» **GIVEN PROBLEM**
Every record must be repeated exactly; omit any pictures they contain.

» **SUPPLIED MATERIAL**
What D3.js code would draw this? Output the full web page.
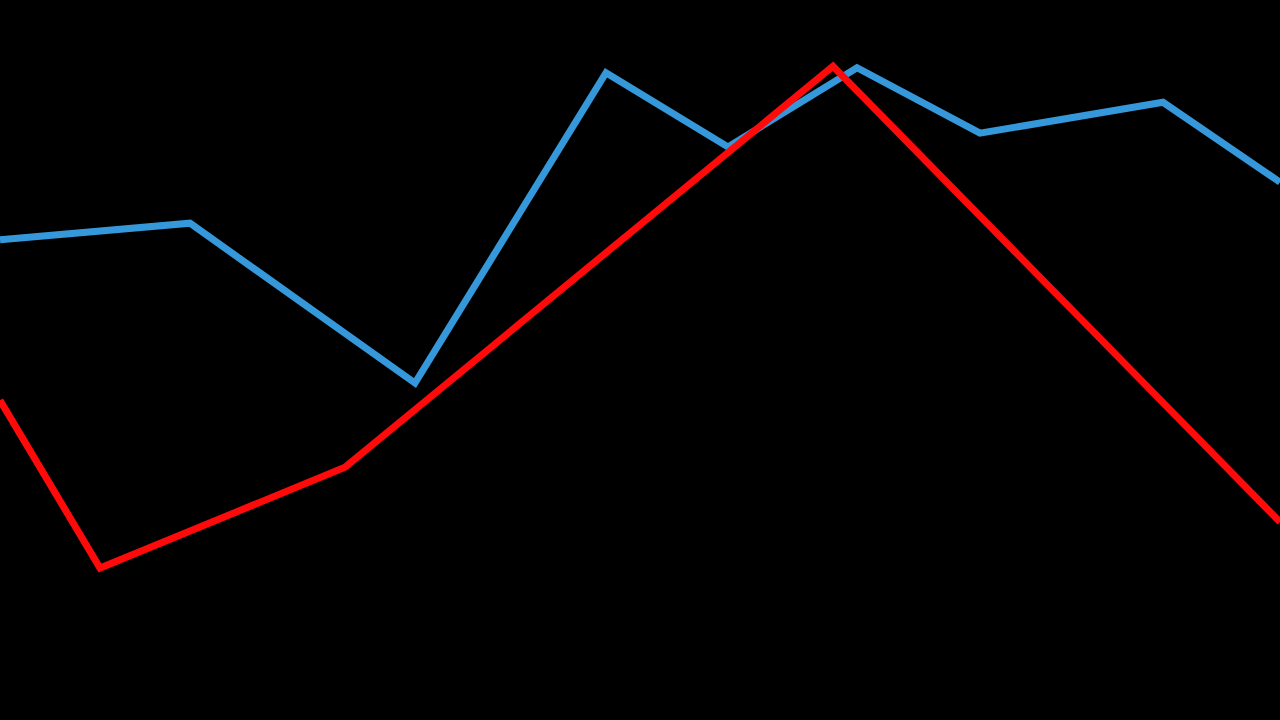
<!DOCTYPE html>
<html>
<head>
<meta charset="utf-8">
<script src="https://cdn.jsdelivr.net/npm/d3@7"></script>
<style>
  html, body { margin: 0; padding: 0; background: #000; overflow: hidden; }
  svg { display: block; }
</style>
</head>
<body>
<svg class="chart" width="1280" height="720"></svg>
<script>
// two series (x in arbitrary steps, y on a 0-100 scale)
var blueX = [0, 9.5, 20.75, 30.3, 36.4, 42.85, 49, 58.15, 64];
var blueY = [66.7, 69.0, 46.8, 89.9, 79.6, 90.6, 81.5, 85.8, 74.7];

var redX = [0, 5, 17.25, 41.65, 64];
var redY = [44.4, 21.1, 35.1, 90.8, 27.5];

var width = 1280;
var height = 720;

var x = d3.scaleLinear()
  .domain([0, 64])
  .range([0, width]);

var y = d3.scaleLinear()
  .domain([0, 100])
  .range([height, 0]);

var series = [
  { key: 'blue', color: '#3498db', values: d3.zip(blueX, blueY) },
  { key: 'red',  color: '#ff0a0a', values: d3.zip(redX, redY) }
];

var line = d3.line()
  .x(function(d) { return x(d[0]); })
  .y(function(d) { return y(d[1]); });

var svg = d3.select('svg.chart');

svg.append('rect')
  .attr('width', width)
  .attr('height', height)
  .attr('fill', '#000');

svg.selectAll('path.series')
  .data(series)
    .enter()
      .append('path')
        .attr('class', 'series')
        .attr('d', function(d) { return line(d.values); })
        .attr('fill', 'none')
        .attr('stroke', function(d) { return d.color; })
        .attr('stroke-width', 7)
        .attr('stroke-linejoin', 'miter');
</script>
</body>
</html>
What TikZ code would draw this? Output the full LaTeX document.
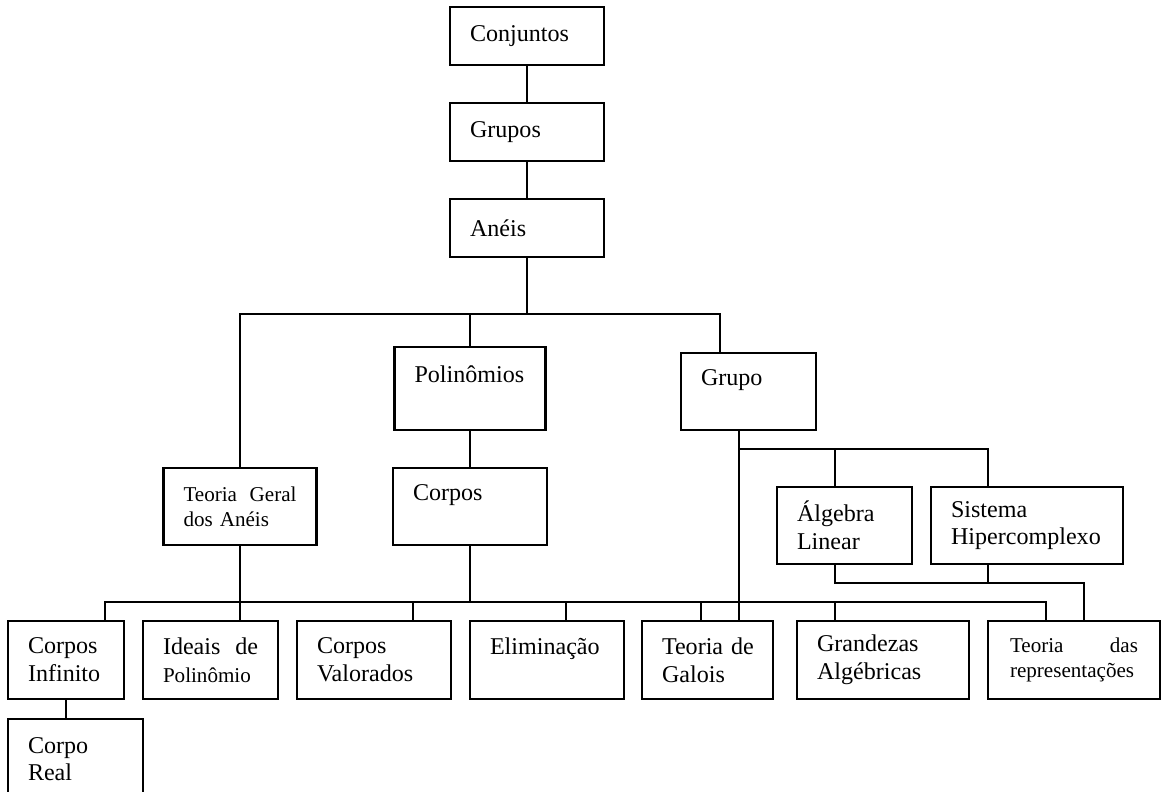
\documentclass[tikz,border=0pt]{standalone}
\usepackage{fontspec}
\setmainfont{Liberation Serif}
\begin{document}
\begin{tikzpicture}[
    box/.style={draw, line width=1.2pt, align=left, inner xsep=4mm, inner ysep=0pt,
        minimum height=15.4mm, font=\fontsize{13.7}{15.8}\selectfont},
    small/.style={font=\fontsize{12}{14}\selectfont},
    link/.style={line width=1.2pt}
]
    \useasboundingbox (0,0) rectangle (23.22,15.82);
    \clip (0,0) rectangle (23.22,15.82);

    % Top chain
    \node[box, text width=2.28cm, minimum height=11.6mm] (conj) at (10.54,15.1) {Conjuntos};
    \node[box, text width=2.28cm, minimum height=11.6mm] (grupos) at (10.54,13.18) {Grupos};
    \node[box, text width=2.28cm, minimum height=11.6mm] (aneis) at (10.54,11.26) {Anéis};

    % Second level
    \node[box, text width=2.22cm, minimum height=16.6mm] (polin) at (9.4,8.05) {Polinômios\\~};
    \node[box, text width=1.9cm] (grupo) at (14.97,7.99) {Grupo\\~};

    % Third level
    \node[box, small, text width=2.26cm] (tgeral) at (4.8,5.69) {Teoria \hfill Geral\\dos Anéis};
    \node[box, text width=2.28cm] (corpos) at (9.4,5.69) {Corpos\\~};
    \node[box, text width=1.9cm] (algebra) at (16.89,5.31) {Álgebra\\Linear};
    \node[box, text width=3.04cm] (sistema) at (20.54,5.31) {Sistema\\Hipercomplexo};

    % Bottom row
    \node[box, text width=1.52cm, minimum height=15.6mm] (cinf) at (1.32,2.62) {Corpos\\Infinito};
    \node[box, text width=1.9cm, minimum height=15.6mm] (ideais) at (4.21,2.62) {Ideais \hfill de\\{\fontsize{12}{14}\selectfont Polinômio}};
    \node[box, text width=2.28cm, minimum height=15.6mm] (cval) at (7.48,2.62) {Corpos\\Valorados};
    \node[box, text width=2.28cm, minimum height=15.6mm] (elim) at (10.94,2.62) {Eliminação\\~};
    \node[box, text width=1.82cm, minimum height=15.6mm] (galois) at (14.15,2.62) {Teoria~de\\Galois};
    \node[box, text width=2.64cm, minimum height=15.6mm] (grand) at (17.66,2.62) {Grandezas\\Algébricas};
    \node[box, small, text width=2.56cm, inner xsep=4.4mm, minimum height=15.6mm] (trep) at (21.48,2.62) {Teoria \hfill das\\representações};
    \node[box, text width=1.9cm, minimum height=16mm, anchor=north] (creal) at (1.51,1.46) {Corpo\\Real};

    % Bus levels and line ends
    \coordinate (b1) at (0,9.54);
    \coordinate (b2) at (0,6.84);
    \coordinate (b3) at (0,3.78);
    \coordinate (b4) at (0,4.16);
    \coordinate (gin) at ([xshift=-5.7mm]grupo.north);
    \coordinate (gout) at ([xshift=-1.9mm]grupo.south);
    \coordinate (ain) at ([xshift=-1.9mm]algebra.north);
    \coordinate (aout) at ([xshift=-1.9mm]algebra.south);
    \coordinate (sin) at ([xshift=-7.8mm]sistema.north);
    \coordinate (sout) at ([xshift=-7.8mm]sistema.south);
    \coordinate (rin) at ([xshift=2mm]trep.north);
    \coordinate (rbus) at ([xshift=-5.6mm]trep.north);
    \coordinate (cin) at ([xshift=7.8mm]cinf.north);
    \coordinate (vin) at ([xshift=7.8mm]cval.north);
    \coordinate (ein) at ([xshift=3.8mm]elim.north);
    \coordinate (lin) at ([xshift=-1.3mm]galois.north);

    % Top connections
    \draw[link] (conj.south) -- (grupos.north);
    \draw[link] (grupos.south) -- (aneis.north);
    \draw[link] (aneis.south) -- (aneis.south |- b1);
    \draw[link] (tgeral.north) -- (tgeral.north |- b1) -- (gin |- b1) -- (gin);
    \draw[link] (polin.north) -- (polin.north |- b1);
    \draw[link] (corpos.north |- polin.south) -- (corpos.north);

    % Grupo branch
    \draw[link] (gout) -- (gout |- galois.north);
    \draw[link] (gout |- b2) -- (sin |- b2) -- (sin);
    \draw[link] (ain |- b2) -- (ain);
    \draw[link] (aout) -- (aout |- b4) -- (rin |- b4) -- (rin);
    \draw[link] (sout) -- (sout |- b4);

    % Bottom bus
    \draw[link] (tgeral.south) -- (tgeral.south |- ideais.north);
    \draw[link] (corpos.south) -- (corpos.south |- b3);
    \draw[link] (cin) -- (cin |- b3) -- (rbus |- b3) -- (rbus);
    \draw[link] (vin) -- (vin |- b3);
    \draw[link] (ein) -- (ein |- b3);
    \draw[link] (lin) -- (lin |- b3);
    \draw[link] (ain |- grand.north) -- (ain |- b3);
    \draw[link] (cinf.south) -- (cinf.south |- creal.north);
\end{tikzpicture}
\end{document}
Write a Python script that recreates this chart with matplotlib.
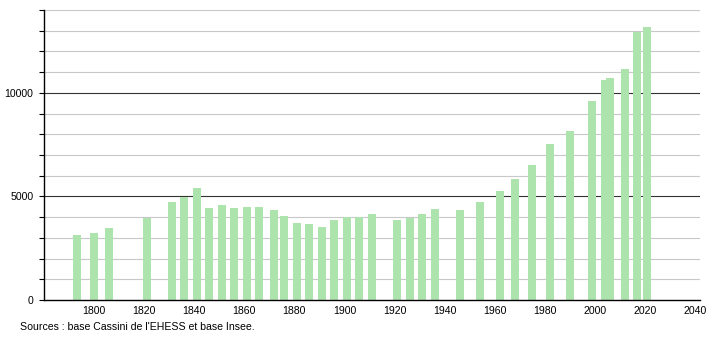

» **CORRECT OUTPUT**
What D3.js code would draw this? Output the full web page.
<!DOCTYPE html>
<html>
<head>
<meta charset="utf-8">
<script src="https://cdn.jsdelivr.net/npm/d3@7"></script>
<style>
  html, body { margin: 0; padding: 0; background: #000; overflow: hidden; }
  svg { display: block; }
</style>
</head>
<body>
<svg class="chart" width="1280" height="720"></svg>
<script>
// two series (x in arbitrary steps, y on a 0-100 scale)
var blueX = [0, 9.5, 20.75, 30.3, 36.4, 42.85, 49, 58.15, 64];
var blueY = [66.7, 69.0, 46.8, 89.9, 79.6, 90.6, 81.5, 85.8, 74.7];

var redX = [0, 5, 17.25, 41.65, 64];
var redY = [44.4, 21.1, 35.1, 90.8, 27.5];

var width = 1280;
var height = 720;

var x = d3.scaleLinear()
  .domain([0, 64])
  .range([0, width]);

var y = d3.scaleLinear()
  .domain([0, 100])
  .range([height, 0]);

var series = [
  { key: 'blue', color: '#3498db', values: d3.zip(blueX, blueY) },
  { key: 'red',  color: '#ff0a0a', values: d3.zip(redX, redY) }
];

var line = d3.line()
  .x(function(d) { return x(d[0]); })
  .y(function(d) { return y(d[1]); });

var svg = d3.select('svg.chart');

svg.append('rect')
  .attr('width', width)
  .attr('height', height)
  .attr('fill', '#000');

svg.selectAll('path.series')
  .data(series)
    .enter()
      .append('path')
        .attr('class', 'series')
        .attr('d', function(d) { return line(d.values); })
        .attr('fill', 'none')
        .attr('stroke', function(d) { return d.color; })
        .attr('stroke-width', 7)
        .attr('stroke-linejoin', 'miter');
</script>
</body>
</html>
What TikZ code would draw this? Output the full LaTeX document.
\documentclass[tikz,border=0pt]{standalone}
\usepackage{fontspec}
\setmainfont{Liberation Serif}
\begin{document}
\begin{tikzpicture}[
    box/.style={draw, line width=1.2pt, align=left, inner xsep=4mm, inner ysep=0pt,
        minimum height=15.4mm, font=\fontsize{13.7}{15.8}\selectfont},
    small/.style={font=\fontsize{12}{14}\selectfont},
    link/.style={line width=1.2pt}
]
    \useasboundingbox (0,0) rectangle (23.22,15.82);
    \clip (0,0) rectangle (23.22,15.82);

    % Top chain
    \node[box, text width=2.28cm, minimum height=11.6mm] (conj) at (10.54,15.1) {Conjuntos};
    \node[box, text width=2.28cm, minimum height=11.6mm] (grupos) at (10.54,13.18) {Grupos};
    \node[box, text width=2.28cm, minimum height=11.6mm] (aneis) at (10.54,11.26) {Anéis};

    % Second level
    \node[box, text width=2.22cm, minimum height=16.6mm] (polin) at (9.4,8.05) {Polinômios\\~};
    \node[box, text width=1.9cm] (grupo) at (14.97,7.99) {Grupo\\~};

    % Third level
    \node[box, small, text width=2.26cm] (tgeral) at (4.8,5.69) {Teoria \hfill Geral\\dos Anéis};
    \node[box, text width=2.28cm] (corpos) at (9.4,5.69) {Corpos\\~};
    \node[box, text width=1.9cm] (algebra) at (16.89,5.31) {Álgebra\\Linear};
    \node[box, text width=3.04cm] (sistema) at (20.54,5.31) {Sistema\\Hipercomplexo};

    % Bottom row
    \node[box, text width=1.52cm, minimum height=15.6mm] (cinf) at (1.32,2.62) {Corpos\\Infinito};
    \node[box, text width=1.9cm, minimum height=15.6mm] (ideais) at (4.21,2.62) {Ideais \hfill de\\{\fontsize{12}{14}\selectfont Polinômio}};
    \node[box, text width=2.28cm, minimum height=15.6mm] (cval) at (7.48,2.62) {Corpos\\Valorados};
    \node[box, text width=2.28cm, minimum height=15.6mm] (elim) at (10.94,2.62) {Eliminação\\~};
    \node[box, text width=1.82cm, minimum height=15.6mm] (galois) at (14.15,2.62) {Teoria~de\\Galois};
    \node[box, text width=2.64cm, minimum height=15.6mm] (grand) at (17.66,2.62) {Grandezas\\Algébricas};
    \node[box, small, text width=2.56cm, inner xsep=4.4mm, minimum height=15.6mm] (trep) at (21.48,2.62) {Teoria \hfill das\\representações};
    \node[box, text width=1.9cm, minimum height=16mm, anchor=north] (creal) at (1.51,1.46) {Corpo\\Real};

    % Bus levels and line ends
    \coordinate (b1) at (0,9.54);
    \coordinate (b2) at (0,6.84);
    \coordinate (b3) at (0,3.78);
    \coordinate (b4) at (0,4.16);
    \coordinate (gin) at ([xshift=-5.7mm]grupo.north);
    \coordinate (gout) at ([xshift=-1.9mm]grupo.south);
    \coordinate (ain) at ([xshift=-1.9mm]algebra.north);
    \coordinate (aout) at ([xshift=-1.9mm]algebra.south);
    \coordinate (sin) at ([xshift=-7.8mm]sistema.north);
    \coordinate (sout) at ([xshift=-7.8mm]sistema.south);
    \coordinate (rin) at ([xshift=2mm]trep.north);
    \coordinate (rbus) at ([xshift=-5.6mm]trep.north);
    \coordinate (cin) at ([xshift=7.8mm]cinf.north);
    \coordinate (vin) at ([xshift=7.8mm]cval.north);
    \coordinate (ein) at ([xshift=3.8mm]elim.north);
    \coordinate (lin) at ([xshift=-1.3mm]galois.north);

    % Top connections
    \draw[link] (conj.south) -- (grupos.north);
    \draw[link] (grupos.south) -- (aneis.north);
    \draw[link] (aneis.south) -- (aneis.south |- b1);
    \draw[link] (tgeral.north) -- (tgeral.north |- b1) -- (gin |- b1) -- (gin);
    \draw[link] (polin.north) -- (polin.north |- b1);
    \draw[link] (corpos.north |- polin.south) -- (corpos.north);

    % Grupo branch
    \draw[link] (gout) -- (gout |- galois.north);
    \draw[link] (gout |- b2) -- (sin |- b2) -- (sin);
    \draw[link] (ain |- b2) -- (ain);
    \draw[link] (aout) -- (aout |- b4) -- (rin |- b4) -- (rin);
    \draw[link] (sout) -- (sout |- b4);

    % Bottom bus
    \draw[link] (tgeral.south) -- (tgeral.south |- ideais.north);
    \draw[link] (corpos.south) -- (corpos.south |- b3);
    \draw[link] (cin) -- (cin |- b3) -- (rbus |- b3) -- (rbus);
    \draw[link] (vin) -- (vin |- b3);
    \draw[link] (ein) -- (ein |- b3);
    \draw[link] (lin) -- (lin |- b3);
    \draw[link] (ain |- grand.north) -- (ain |- b3);
    \draw[link] (cinf.south) -- (cinf.south |- creal.north);
\end{tikzpicture}
\end{document}
Write a Python script that recreates this chart with matplotlib.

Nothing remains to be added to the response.